Alevi Bektaşi Kültür ve Cemevi Başkanlığı, Hızır Paşalar ve işbirlikçi, gerici, faşist bir zihniyetin uzantısı olan kadroları eliyle adeta bir asimilasyon üssü haline gelmiştir.

Alevi Kurumlarının bütün itirazlarına rağmen Cumhurbaşkanı Kararnamesi ile kurulan Alevi Bektaşi Kültür Cemevi Başkanlığı, bizim için yok hükmündedir. Bu başkanlık, bu güne kadar Alevileri katleden, sürgünlere yollayan, zindanlarda çürüten, asimilasyon yolu ile ve hatta kılıç zoru ile başka inançlara evrilten bir zihniyetin emrinde, Aleviliği katletmeye çalışıyor. Alevi Diyaneti rolüne bürünmüş bu gerici ve ırkçı yapı, devletin bütün gücünü arkasına alarak, Alevilerin nice bedeller ödeyerek bu güne taşıdığı örgütlü yapıyı, bölüp parçalayıp dağıtmak istiyor.

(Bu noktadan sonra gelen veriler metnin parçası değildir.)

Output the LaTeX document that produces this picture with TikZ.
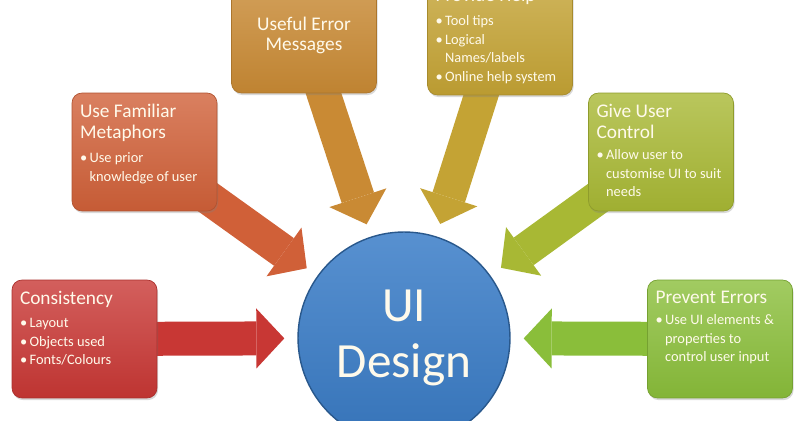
\documentclass[tikz,border=0pt]{standalone}
\usepackage{fontspec}
\setmainfont{Carlito}
\usetikzlibrary{arrows.meta,shadows,backgrounds}

\definecolor{consred}{RGB}{200,55,52}
\definecolor{metaorange}{RGB}{208,96,56}
\definecolor{errtan}{RGB}{201,138,52}
\definecolor{helpgold}{RGB}{196,163,52}
\definecolor{ctrlolive}{RGB}{168,184,52}
\definecolor{prevgreen}{RGB}{138,190,58}
\definecolor{uiblue}{RGB}{58,125,200}
\definecolor{cardtext}{RGB}{255,250,235}

\tikzset{
  card/.style={rounded corners=0.2cm, minimum width=2.9cm, minimum height=2.36cm,
    top color=#1!80!white, bottom color=#1!95!black, draw=#1!85!black, line width=0.4pt,
    drop shadow={opacity=0.3, shadow xshift=0.6pt, shadow yshift=-1.2pt}},
  cardtitle/.style={anchor=north west, inner sep=0pt, align=left, text=cardtext,
    font=\fontsize{11}{11.9}\selectfont},
  cardlist/.style={anchor=north west, inner sep=0pt, align=left, text=cardtext,
    font=\fontsize{8.2}{10.5}\selectfont},
  fatarrow/.style={draw=#1, line width=0.68cm, shorten >=0.26cm, shorten <=-0.4cm,
    -{Triangle[width=1.2cm, length=0.56cm, line width=0pt]}},
}
\newcommand{\hang}{\phantom{\textbullet\,}}

\begin{document}
\begin{tikzpicture}[x=0.02cm, y=-0.02cm]
  \useasboundingbox (0,0) rectangle (800,421);
  \clip (0,0) rectangle (800,421);

  % centre
  \node[circle, minimum size=4.24cm, inner sep=0pt, top color=uiblue!85!white,
    bottom color=uiblue!92!black, draw=uiblue!70!black, line width=0.8pt,
    text=cardtext, align=center, font=\fontsize{28}{32.3}\selectfont]
    (ui) at (404,338) {UI\\Design};

  % boxes
  \node[card=consred] (cons) at (84.5,339) {};
  \node[card=metaorange] (meta) at (144.5,152) {};
  \node[card=errtan] (errmsg) at (304,34) {};
  \node[card=helpgold] (help) at (500,36) {};
  \node[card=ctrlolive] (ctrl) at (661,152) {};
  \node[card=prevgreen] (prev) at (720,339) {};

  % texts
  \node[cardtitle] (cons-title) at ([xshift=0.16cm,yshift=-0.22cm]cons.north west) {Consistency};
  \node[cardlist] (cons-list) at ([yshift=-0.21cm]cons-title.south west)
    {\textbullet\,Layout\\\textbullet\,Objects used\\\textbullet\,Fonts/Colours};

  \node[cardtitle] (meta-title) at ([xshift=0.16cm,yshift=-0.22cm]meta.north west) {Use Familiar\\Metaphors};
  \node[cardlist] (meta-list) at ([yshift=-0.21cm]meta-title.south west)
    {\textbullet\,Use prior\\\hang knowledge of user};

  \node[align=center, inner sep=0pt, text=cardtext, font=\fontsize{11}{11.9}\selectfont]
    (err-title) at ([yshift=-0.03cm]errmsg.center) {Useful Error\\Messages};

  \node[cardtitle] (help-title) at ([xshift=0.16cm,yshift=-0.22cm]help.north west) {Provide Help};
  \node[cardlist] (help-list) at ([yshift=-0.21cm]help-title.south west)
    {\textbullet\,Tool tips\\\textbullet\,Logical\\\hang Names/labels\\\textbullet\,Online help system};

  \node[cardtitle] (ctrl-title) at ([xshift=0.16cm,yshift=-0.22cm]ctrl.north west) {Give User\\Control};
  \node[cardlist] (ctrl-list) at ([yshift=-0.21cm]ctrl-title.south west)
    {\textbullet\,Allow user to\\\hang customise UI to suit\\\hang needs};

  \node[cardtitle] (prev-title) at ([xshift=0.16cm,yshift=-0.22cm]prev.north west) {Prevent Errors};
  \node[cardlist] (prev-list) at ([yshift=-0.21cm]prev-title.south west)
    {\textbullet\,Use UI elements \&\\\hang properties to\\\hang control user input};

  % arrows
  \begin{pgfonlayer}{background}
    \draw[fatarrow=consred] (cons) -- (ui);
    \draw[fatarrow=metaorange] (meta) -- (ui);
    \draw[fatarrow=errtan] (errmsg) -- (ui);
    \draw[fatarrow=helpgold] (help) -- (ui);
    \draw[fatarrow=ctrlolive] (ctrl) -- (ui);
    \draw[fatarrow=prevgreen] (prev) -- (ui);
  \end{pgfonlayer}
\end{tikzpicture}
\end{document}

Alevi Diyaneti rolüne bürünmüş bu gerici ve ırkçı yapı, devletin bütün gücünü arkasına alarak, Alevilerin nice bedeller ödeyerek bu güne taşıdığı örgütlü yapıyı, bölüp parçalayıp dağıtmak istiyor.

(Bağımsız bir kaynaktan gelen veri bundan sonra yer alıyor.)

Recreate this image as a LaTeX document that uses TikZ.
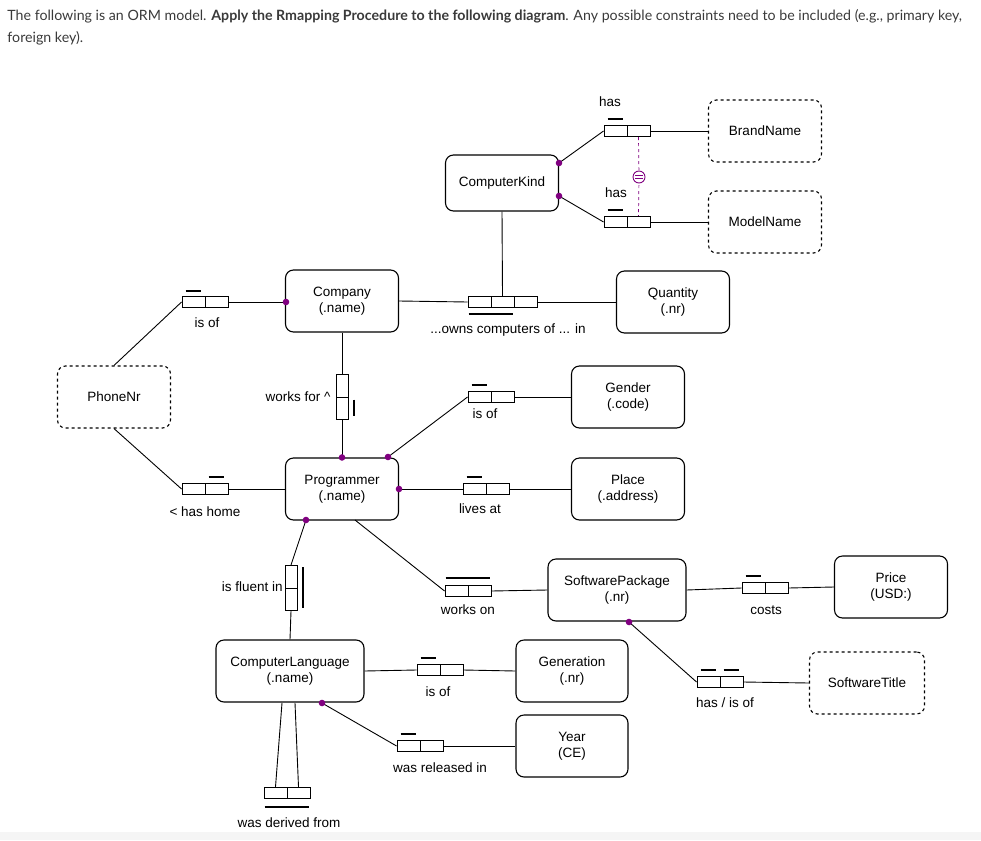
\documentclass[tikz,border=0pt]{standalone}
\usepackage{fontspec}
\setmainfont{Liberation Sans}
\newfontfamily\latofont{Lato}
\definecolor{orm}{HTML}{800080}
\definecolor{hdr}{HTML}{3A3A3A}
\newcommand\hrole[3]{%
  \node[cell] (#1a) at (#2-11.5,#3) {};
  \node[cell] (#1b) at (#2+11.5,#3) {};}
\newcommand\vrole[3]{%
  \node[vcell] (#1a) at (#2,#3-11.25) {};
  \node[vcell] (#1b) at (#2,#3+11.25) {};}
\newcommand\tdot[1]{\fill[orm] (#1) circle (3.3);}
\begin{document}
\begin{tikzpicture}[x=1pt,y=-1pt,line width=0.9pt,
  every node/.style={font=\fontsize{13.5}{15.5}\selectfont},
  ent/.style={draw,line width=1.1pt,rounded corners=8pt,minimum width=113pt,minimum height=62pt,align=center,inner sep=0pt},
  val/.style={ent,dashed},
  cell/.style={draw,line width=0.9pt,minimum width=23pt,minimum height=11.5pt,inner sep=0pt},
  vcell/.style={draw,line width=0.9pt,minimum width=12pt,minimum height=22.5pt,inner sep=0pt},
  lbl/.style={inner sep=0pt},
  bar/.style={line width=2pt}]
\useasboundingbox (0,0) rectangle (981,840);
\fill[gray!8] (0,832) rectangle (981,840);
% header
\node[anchor=west,inner sep=0pt,text=hdr,font=\latofont\fontsize{14.2}{17}\selectfont] (hd1) at (7,16) {The following is an ORM model. \textbf{Apply the Rmapping Procedure to the following diagram}. Any possible constraints need to be included (e.g., primary key,};
\node[anchor=west,inner sep=0pt,text=hdr,font=\latofont\fontsize{14.2}{17}\selectfont] (hd2) at (7,38) {foreign key).};
% entities
\node[ent] (ck) at (502,183) [minimum width=113pt,minimum height=56pt] {ComputerKind};
\node[val] (brand) at (765,131) {BrandName};
\node[val] (model) at (765,222) {ModelName};
\node[ent] (comp) at (342,301) {Company\\(.name)};
\node[ent] (qty) at (673,302) {Quantity\\(.nr)};
\node[val] (phone) at (114,397) {PhoneNr};
\node[ent] (prog) at (342,489) {Programmer\\(.name)};
\node[ent] (gender) at (628,397) {Gender\\(.code)};
\node[ent] (place) at (628,489) {Place\\(.address)};
\node[ent,minimum width=138pt] (sp) at (617,590) {SoftwarePackage\\(.nr)};
\node[ent] (price) at (891,587) {Price\\(USD:)};
\node[val,minimum width=115pt] (stitle) at (867,683) {SoftwareTitle};
\node[ent,minimum width=148pt] (cl) at (290,671) {ComputerLanguage\\(.name)};
\node[ent,minimum width=112pt] (gen) at (572,671) {Generation\\(.nr)};
\node[ent,minimum width=112pt] (year) at (572,746) {Year\\(CE)};
% roles
\hrole{hb}{627}{131}
\hrole{hm}{627}{222}
\node[cell] (ow1) at (479.5,302) {};
\node[cell] (ow2) at (502.5,302) {};
\node[cell] (ow3) at (525.5,302) {};
\hrole{ci}{205}{302}
\hrole{hh}{205}{489}
\vrole{wf}{342}{397}
\hrole{go}{491}{397}
\hrole{la}{486}{489}
\hrole{wo}{468}{591}
\hrole{co}{765}{588}
\hrole{hi}{720}{682}
\vrole{fl}{291}{588}
\hrole{gi}{440}{670}
\hrole{wr}{420}{746}
\hrole{wd}{287}{793}
% uniqueness bars
\draw[bar] (hba.north west)++(4,-6) -- ++(15,0);
\draw[bar] (hma.north west)++(4,-6) -- ++(15,0);
\draw[bar] (ow1.south west)++(1,6) -- ++(44,0);
\draw[bar] (cia.north west)++(4,-5) -- ++(15,0);
\draw[bar] (hhb.north west)++(4,-6) -- ++(15,0);
\draw[bar] (wfb.north east)++(6,3) -- ++(0,16);
\draw[bar] (goa.north west)++(4,-6) -- ++(15,0);
\draw[bar] (laa.north west)++(4,-6) -- ++(15,0);
\draw[bar] (woa.north west)++(1,-7) -- ++(44,0);
\draw[bar] (coa.north west)++(4,-6) -- ++(15,0);
\draw[bar] (hia.north west)++(4,-6) -- ++(15,0);
\draw[bar] (hib.north west)++(4,-6) -- ++(15,0);
\draw[bar] (fla.north east)++(6,2) -- ++(0,41);
\draw[bar] (gia.north west)++(4,-6) -- ++(15,0);
\draw[bar] (wra.north west)++(4,-6) -- ++(15,0);
\draw[bar] (wda.south west)++(1,8) -- ++(44,0);
% equality constraint
\coordinate (eqc) at (639,177);
\draw[orm,dashed,line width=0.7pt] (hbb.south) -- (eqc) -- (hmb.north);
\draw[orm,fill=white] (eqc) circle (6);
\draw[orm] (635,175.5) -- (643,175.5) (635,178.5) -- (643,178.5);
% role labels
\node[lbl] (l1) at (610,102) {has};
\node[lbl] (l2) at (616,193) {has};
\node[lbl] (l3) at (508,330) {...owns computers of ... in};
\node[lbl] (l4) at (207,323) {is of};
\node[lbl] (l5) at (205,512) {< has home};
\node[lbl,anchor=east] (l6) at (331,397) {works for \^{}};
\node[lbl] (l7) at (485,414) {is of};
\node[lbl] (l8) at (480,509) {lives at};
\node[lbl] (l9) at (468,610) {works on};
\node[lbl] (l10) at (766,610) {costs};
\node[lbl] (l11) at (725,703) {has / is of};
\node[lbl,anchor=east] (l12) at (283,587) {is fluent in};
\node[lbl] (l13) at (438,692) {is of};
\node[lbl] (l14) at (440,768) {was released in};
\node[lbl] (l15) at (289,823) {was derived from};
% connectors
\coordinate (ck1) at (559,163); \coordinate (ck2) at (559,196);
\draw (ck1) -- (hba.west); \draw (ck2) -- (hma.west);
\draw (hbb.east) -- (brand.west); \draw (hmb.east) -- (model.west);
\draw (ck.south) -- (ow2.north);
\draw (comp.east) -- (ow1.west);
\draw (ow3.east) -- (qty.west);
\coordinate (cd) at (286,302);
\draw (cib.east) -- (cd);
\draw (cia.west) -- (phone.north);
\draw (phone.south) -- (hha.west);
\draw (hhb.east) -- (prog.west);
\draw (comp.south) -- (wfa.north);
\draw (wfb.south) -- (prog.north);
\coordinate (pd1) at (388,457); \coordinate (pd2) at (399,489); \coordinate (pd3) at (306,520);
\draw (pd1) -- (goa.west); \draw (gob.east) -- (gender.west);
\draw (pd2) -- (laa.west); \draw (lab.east) -- (place.west);
\coordinate (pb) at (355,520);
\draw (pb) -- (woa.west); \draw (wob.east) -- (sp.west);
\draw (sp.east) -- (coa.west); \draw (cob.east) -- (price.west);
\coordinate (spd) at (629,622);
\draw (spd) -- (hia.west); \draw (hib.east) -- (stitle.west);
\draw (pd3) -- (fla.north); \draw (flb.south) -- (cl.north);
\draw (cl.east) -- (gia.west); \draw (gib.east) -- (gen.west);
\coordinate (cld) at (322,703);
\draw (cld) -- (wra.west); \draw (wrb.east) -- (year.west);
\coordinate (cb1) at (282,703); \coordinate (cb2) at (295,703);
\draw (cb1) -- (wda.north); \draw (cb2) -- (wdb.north);
% role dots
\tdot{ck1}\tdot{ck2}\tdot{cd}\tdot{pd1}\tdot{pd2}\tdot{pd3}\tdot{spd}\tdot{cld}
\fill[orm] (prog.north) circle (3.3);
\end{tikzpicture}
\end{document}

Alevi Bektaşi Kültür ve Cemevi Başkanlığı, Hızır Paşalar ve işbirlikçi, gerici, faşist bir zihniyetin uzantısı olan kadroları eliyle adeta bir asimilasyon üssü haline gelmiştir. Bu üs, Alevileri ve Aleviliği kökünden yok etmeyi hedefleyen bir karargah olarak kullanılıyor.

Bu başkanlığın son icraatı olan gençlik kampından çekilmiş ve kendi sitelerinde yayınlanmış fotoğraflarına bir göz atın lütfen. Bu fotoğraf herşeyi anlatıyor. Alevi gençleri ırkçı ve gerici bir ideoloji ile zehirleniyor. 72 millete aynı nazarla bakmıyanı kendinden saymayan bir inancın gençlerine ırkçılık iksiri içiriliyor. Kadın erkek sorulmaz muhabbetin dilinde düsturu ile binlerce yıldır cem olan bir inancın çocukları haremlik selamlık ayrıştırılıyor.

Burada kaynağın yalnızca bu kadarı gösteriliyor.